QUIRUZ v. SPECIALTY COMMODITIES, INC.

United States District Court, Northern District of California (2020)

Facts

Issue

Holding — Freeman, J.

Rule

Reasoning

Deep Dive: How the Court Reached Its Decision

Settlement Approval Criteria

The court began its reasoning by establishing that the settlement must meet the requirements for class certification under Rule 23, which includes the elements of numerosity, commonality, typicality, and adequate representation. The court found that the class involved 25,789 members, making joinder impractical, thus satisfying the numerosity requirement. Commonality was met as the core legal issues regarding the alleged violations of wage-and-hour laws and credit reporting statutes were shared among class members. The plaintiff's claims were deemed typical of the class's claims, as they arose from similar factual scenarios involving the same defendants and alleged violations. Furthermore, the court concluded that the plaintiff and class counsel had adequately represented the interests of the class throughout the litigation process, demonstrating sufficient skill and diligence.

Fairness and Adequacy of the Settlement

The court evaluated the fairness and adequacy of the settlement using several critical factors, including the negotiation process, the quality of representation, and the relief provided to class members. It noted that the settlement amount of $1,500,000 was substantial and offered immediate benefits to class members, contrasting the potential uncertainties and risks associated with continued litigation. The court highlighted that further litigation could have been time-consuming and expensive, with the possibility of unfavorable outcomes for the plaintiff and class members. The notice plan was also considered adequate, as it successfully reached the vast majority of class members with minimal opt-outs and objections. The court found that the distribution of settlement funds treated class members equitably, taking into account the nature of their claims and the violations alleged.

Evaluation of Attorneys' Fees and Costs

In assessing the plaintiff's request for attorneys' fees and costs, the court found that the requested amount of $460,000 in fees and $15,000 in costs was reasonable given the complexity of the case and the risks taken by counsel. The court recognized that the percentage-of-recovery method for calculating fees is commonly used, with a benchmark of 25% typically applied.
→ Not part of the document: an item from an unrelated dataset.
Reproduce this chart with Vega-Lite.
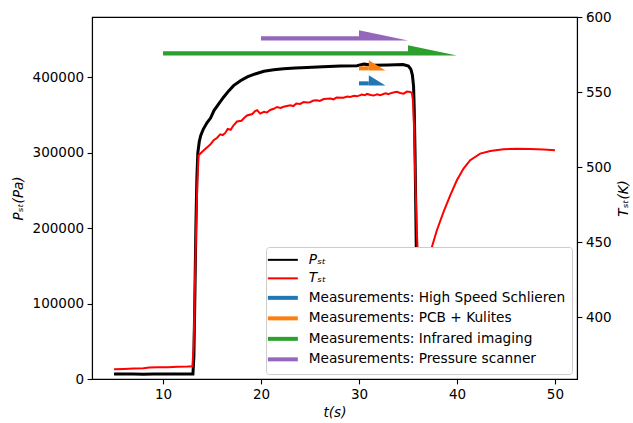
{
  "$schema": "https://vega.github.io/schema/vega-lite/v6.json",
  "width": 485,
  "height": 362,
  "autosize": {"type": "none"},
  "padding": {"left": 92, "top": 17, "right": 56, "bottom": 44},
  "background": "white",
  "config": {
    "font": "DejaVu Sans",
    "view": {"stroke": "black", "strokeWidth": 1.1},
    "axis": {
      "labelFont": "DejaVu Sans",
      "labelFontSize": 13.5,
      "labelColor": "black",
      "titleFont": "DejaVu Sans",
      "titleFontSize": 13.5,
      "titleFontWeight": "normal",
      "titleFontStyle": "italic",
      "titleColor": "black",
      "tickColor": "black",
      "tickSize": 4.9,
      "tickWidth": 1.1,
      "labelPadding": 3.5,
      "domainColor": "black",
      "domainWidth": 1.1,
      "grid": false
    }
  },
  "datasets": {
    "pressure": [
      {"t": 5, "P": 6600}, {"t": 6, "P": 6500}, {"t": 7, "P": 6700}, {"t": 8, "P": 6400},
      {"t": 9, "P": 6600}, {"t": 10, "P": 6500}, {"t": 11, "P": 6700}, {"t": 12, "P": 6500},
      {"t": 13.05, "P": 6600}, {"t": 13.15, "P": 30000}, {"t": 13.25, "P": 110000},
      {"t": 13.35, "P": 200000}, {"t": 13.45, "P": 265000}, {"t": 13.55, "P": 300000},
      {"t": 13.7, "P": 315000}, {"t": 13.85, "P": 323000}, {"t": 14.1, "P": 331000},
      {"t": 14.5, "P": 340000}, {"t": 14.85, "P": 346000}, {"t": 15.2, "P": 356000},
      {"t": 15.7, "P": 365000}, {"t": 16.2, "P": 374000}, {"t": 16.7, "P": 382000},
      {"t": 17.2, "P": 389000}, {"t": 17.9, "P": 395500}, {"t": 18.6, "P": 400500},
      {"t": 19.4, "P": 404500}, {"t": 20.3, "P": 408000}, {"t": 21.3, "P": 410000},
      {"t": 22.3, "P": 411500}, {"t": 23.5, "P": 412500}, {"t": 24.7, "P": 413000},
      {"t": 26.3, "P": 414000}, {"t": 28.1, "P": 415000}, {"t": 29.8, "P": 415500},
      {"t": 30.5, "P": 417500}, {"t": 31.5, "P": 416000}, {"t": 33.0, "P": 416500},
      {"t": 34.5, "P": 417000}, {"t": 35.05, "P": 415000}, {"t": 35.3, "P": 410500},
      {"t": 35.45, "P": 403000}, {"t": 35.57, "P": 388000}, {"t": 35.64, "P": 357000},
      {"t": 35.72, "P": 300000}, {"t": 35.8, "P": 220000}, {"t": 35.88, "P": 140000},
      {"t": 35.95, "P": 70000}, {"t": 36.05, "P": 25000}, {"t": 36.1, "P": 16000}
    ],
    "temperature": [
      {"t": 5, "T": 365.3}, {"t": 6, "T": 365.5}, {"t": 7, "T": 365.8}, {"t": 8, "T": 366.0},
      {"t": 8.6, "T": 366.5}, {"t": 9.5, "T": 366.6}, {"t": 10.5, "T": 366.7}, {"t": 11.5, "T": 366.9},
      {"t": 12.5, "T": 367.1}, {"t": 13.0, "T": 367.3}, {"t": 13.12, "T": 380}, {"t": 13.25, "T": 420},
      {"t": 13.38, "T": 460}, {"t": 13.5, "T": 490}, {"t": 13.63, "T": 508}, {"t": 13.97, "T": 510.2},
      {"t": 14.48, "T": 513.1}, {"t": 14.8, "T": 515}, {"t": 15.16, "T": 518}, {"t": 15.5, "T": 519.5},
      {"t": 15.84, "T": 522}, {"t": 16.1, "T": 521.5}, {"t": 16.35, "T": 522.9}, {"t": 16.6, "T": 525.5},
      {"t": 16.9, "T": 525}, {"t": 17.2, "T": 528}, {"t": 17.55, "T": 530.5}, {"t": 18.0, "T": 531},
      {"t": 18.3, "T": 533}, {"t": 18.57, "T": 534.5}, {"t": 19.1, "T": 535.5}, {"t": 19.4, "T": 537.5},
      {"t": 19.6, "T": 538}, {"t": 19.92, "T": 535.8}, {"t": 20.3, "T": 537}, {"t": 20.6, "T": 536.5},
      {"t": 20.94, "T": 538.2}, {"t": 21.3, "T": 539}, {"t": 21.63, "T": 540.2}, {"t": 22.0, "T": 539.5},
      {"t": 22.3, "T": 540.3}, {"t": 22.98, "T": 541.3}, {"t": 23.3, "T": 540.8}, {"t": 23.6, "T": 542.5},
      {"t": 24.0, "T": 542.2}, {"t": 24.34, "T": 543.5}, {"t": 24.7, "T": 543.2}, {"t": 25.0, "T": 543.4},
      {"t": 25.35, "T": 544.5}, {"t": 25.7, "T": 544.7}, {"t": 26.0, "T": 544.2}, {"t": 26.4, "T": 545.5},
      {"t": 27.07, "T": 545.8}, {"t": 27.4, "T": 545.3}, {"t": 27.7, "T": 546.5}, {"t": 28.42, "T": 546.4},
      {"t": 28.8, "T": 547.2}, {"t": 29.1, "T": 546.8}, {"t": 29.5, "T": 547.6}, {"t": 29.79, "T": 547.3},
      {"t": 30.3, "T": 548.5}, {"t": 30.6, "T": 548}, {"t": 30.81, "T": 548.9}, {"t": 31.2, "T": 548.2},
      {"t": 31.5, "T": 547.8}, {"t": 31.85, "T": 548.6}, {"t": 32.17, "T": 548}, {"t": 32.7, "T": 549.3},
      {"t": 33.0, "T": 548.8}, {"t": 33.19, "T": 549.3}, {"t": 33.5, "T": 549.8}, {"t": 33.87, "T": 550.3},
      {"t": 34.2, "T": 549.5}, {"t": 34.55, "T": 549.1}, {"t": 34.9, "T": 550.5}, {"t": 35.23, "T": 550.2},
      {"t": 35.4, "T": 549.5}, {"t": 35.5, "T": 545}, {"t": 35.6, "T": 530}, {"t": 35.7, "T": 505},
      {"t": 35.8, "T": 480}, {"t": 35.9, "T": 458}, {"t": 36.0, "T": 442}, {"t": 36.15, "T": 430},
      {"t": 36.4, "T": 424}, {"t": 36.7, "T": 425}, {"t": 37.0, "T": 432}, {"t": 37.44, "T": 446.9},
      {"t": 37.95, "T": 458}, {"t": 38.63, "T": 470.2}, {"t": 39.31, "T": 481.3}, {"t": 39.99, "T": 491.3},
      {"t": 40.67, "T": 499.1}, {"t": 41.35, "T": 504.7}, {"t": 42.37, "T": 509.1}, {"t": 43.39, "T": 510.9},
      {"t": 44.75, "T": 512}, {"t": 46.12, "T": 512.4}, {"t": 47.48, "T": 512.2}, {"t": 48.83, "T": 511.8},
      {"t": 50.0, "T": 511.3}
    ],
    "arrowShafts": [
      {"series": "Measurements: High Speed Schlieren", "start": 30, "headStart": 31, "base": 554.6, "shaftTop": 557.3},
      {"series": "Measurements: PCB + Kulites", "start": 30, "headStart": 31, "base": 564.6, "shaftTop": 567.3},
      {"series": "Measurements: Infrared imaging", "start": 10, "headStart": 35, "base": 574.6, "shaftTop": 577.3},
      {"series": "Measurements: Pressure scanner", "start": 20, "headStart": 30, "base": 584.6, "shaftTop": 587.3}
    ],
    "arrowHeads": [
      {"series": "Measurements: High Speed Schlieren", "t": 31, "top": 561.3, "base": 554.6},
      {"series": "Measurements: High Speed Schlieren", "t": 32.7, "top": 554.6, "base": 554.6},
      {"series": "Measurements: PCB + Kulites", "t": 31, "top": 571.3, "base": 564.6},
      {"series": "Measurements: PCB + Kulites", "t": 32.7, "top": 564.6, "base": 564.6},
      {"series": "Measurements: Infrared imaging", "t": 35, "top": 581.3, "base": 574.6},
      {"series": "Measurements: Infrared imaging", "t": 40, "top": 574.6, "base": 574.6},
      {"series": "Measurements: Pressure scanner", "t": 30, "top": 591.3, "base": 584.6},
      {"series": "Measurements: Pressure scanner", "t": 35, "top": 584.6, "base": 584.6}
    ]
  },
  "layer": [
    {
      "data": {"name": "pressure"},
      "mark": {"type": "line", "strokeWidth": 3, "clip": true},
      "encoding": {
        "x": {
          "field": "t", "type": "quantitative", "title": "t(s)",
          "scale": {"domain": [2.75, 52.25], "nice": false, "zero": false},
          "axis": {"values": [10, 20, 30, 40, 50], "titlePadding": 5}
        },
        "y": {
          "field": "P", "type": "quantitative", "title": "Pₛₜ(Pa)",
          "scale": {"domain": [0, 480000], "nice": false},
          "axis": {"orient": "left", "values": [0, 100000, 200000, 300000, 400000], "format": "d", "titlePadding": 7}
        },
        "color": {
          "datum": "Pₛₜ",
          "title": null,
          "scale": {
            "domain": ["Pₛₜ", "Tₛₜ", "Measurements: High Speed Schlieren", "Measurements: PCB + Kulites", "Measurements: Infrared imaging", "Measurements: Pressure scanner"],
            "range": ["#000000", "#ff0000", "#1f77b4", "#ff7f0e", "#2ca02c", "#9467bd"]
          },
          "legend": {
            "orient": "none",
            "legendX": 174,
            "legendY": 230,
            "title": null,
            "symbolType": "stroke",
            "symbolSize": 900,
            "symbolStrokeWidth": 3,
            "symbolOffset": 4,
            "labelOffset": 19,
            "labelLimit": 0,
            "rowPadding": 3.5,
            "padding": 6,
            "fillColor": "white",
            "strokeColor": "#cccccc",
            "cornerRadius": 3,
            "labelFont": "DejaVu Sans",
            "labelFontSize": 13.7,
            "labelColor": "black",
            "encode": {
              "symbols": {
                "update": {
                  "strokeWidth": {"signal": "datum.index < 2 ? 2 : 4"}
                }
              },
              "labels": {
                "update": {
                  "fontStyle": {"signal": "datum.index < 2 ? 'italic' : 'normal'"}
                }
              }
            }
          }
        }
      }
    },
    {
      "data": {"name": "temperature"},
      "mark": {"type": "line", "strokeWidth": 2, "clip": true},
      "encoding": {
        "x": {"field": "t", "type": "quantitative", "title": "t(s)"},
        "y": {
          "field": "T", "type": "quantitative", "title": "Tₛₜ(K)",
          "scale": {"domain": [358.8, 600.2], "nice": false, "zero": false},
          "axis": {"orient": "right", "values": [400, 450, 500, 550, 600], "titlePadding": 19, "titleAngle": 270}
        },
        "color": {"datum": "Tₛₜ", "title": null}
      }
    },
    {
      "data": {"name": "arrowShafts"},
      "mark": {"type": "rect", "opacity": 1},
      "encoding": {
        "x": {"field": "start", "type": "quantitative", "title": "t(s)"},
        "x2": {"field": "headStart"},
        "y": {
          "field": "shaftTop", "type": "quantitative", "axis": null,
          "scale": {"domain": [358.8, 600.2], "nice": false, "zero": false}
        },
        "y2": {"field": "base"},
        "color": {"field": "series", "type": "nominal", "title": null}
      }
    },
    {
      "data": {"name": "arrowHeads"},
      "mark": {"type": "area", "opacity": 1},
      "encoding": {
        "x": {"field": "t", "type": "quantitative", "title": "t(s)"},
        "y": {
          "field": "top", "type": "quantitative", "stack": null, "axis": null,
          "scale": {"domain": [358.8, 600.2], "nice": false, "zero": false}
        },
        "y2": {"field": "base"},
        "color": {"field": "series", "type": "nominal", "title": null}
      }
    }
  ],
  "resolve": {"scale": {"y": "independent"}}
}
However, in this instance, the requested fee represented 31% of the total settlement, which the court deemed acceptable due to the substantial recovery achieved for class members and the significant risks associated with pursuing litigation. The court also conducted a lodestar cross-check, confirming that the fees were justified based on the hours worked and the complexity of the legal issues. Ultimately, the court concluded that the fee request was fair and consistent with similar cases in the Ninth Circuit.

Response from Class Members

The court considered the class members' reactions to the settlement as an important factor in its evaluation. It noted that the settlement administrator received a very low number of opt-outs and objections, indicating a favorable response from the class. Specifically, only one individual from the California Exempt Employee Subclass and 22 individuals from the FCRA Subclass submitted requests for exclusion, representing a minimal percentage of the overall class. The objections raised were found to lack substantive merit, particularly as they did not challenge the settlement's fairness or adequacy. The court interpreted this overwhelmingly positive response as supporting the approval of the settlement, reinforcing the conclusion that the settlement terms were acceptable and in the best interests of the class.

PAGA Claim Considerations

Regarding the Private Attorneys General Act (PAGA) claim, the court confirmed that the settlement terms complied with statutory requirements and advanced the public policy goals of PAGA. The court noted that 75% of the civil penalties recovered under PAGA were allocated to the Labor and Workforce Development Agency (LWDA), while the remaining 25% would benefit aggrieved employees. This allocation satisfied the statutory requirements, as the penalties were intended to promote compliance with labor laws and deter future violations. The court found that the settlement effectively addressed conduct that might otherwise go unaddressed and noted the significance of the LWDA's recovery as a means of enhancing enforcement capabilities. Consequently, the court approved the PAGA settlement as fair and reasonable, aligning with PAGA's objectives.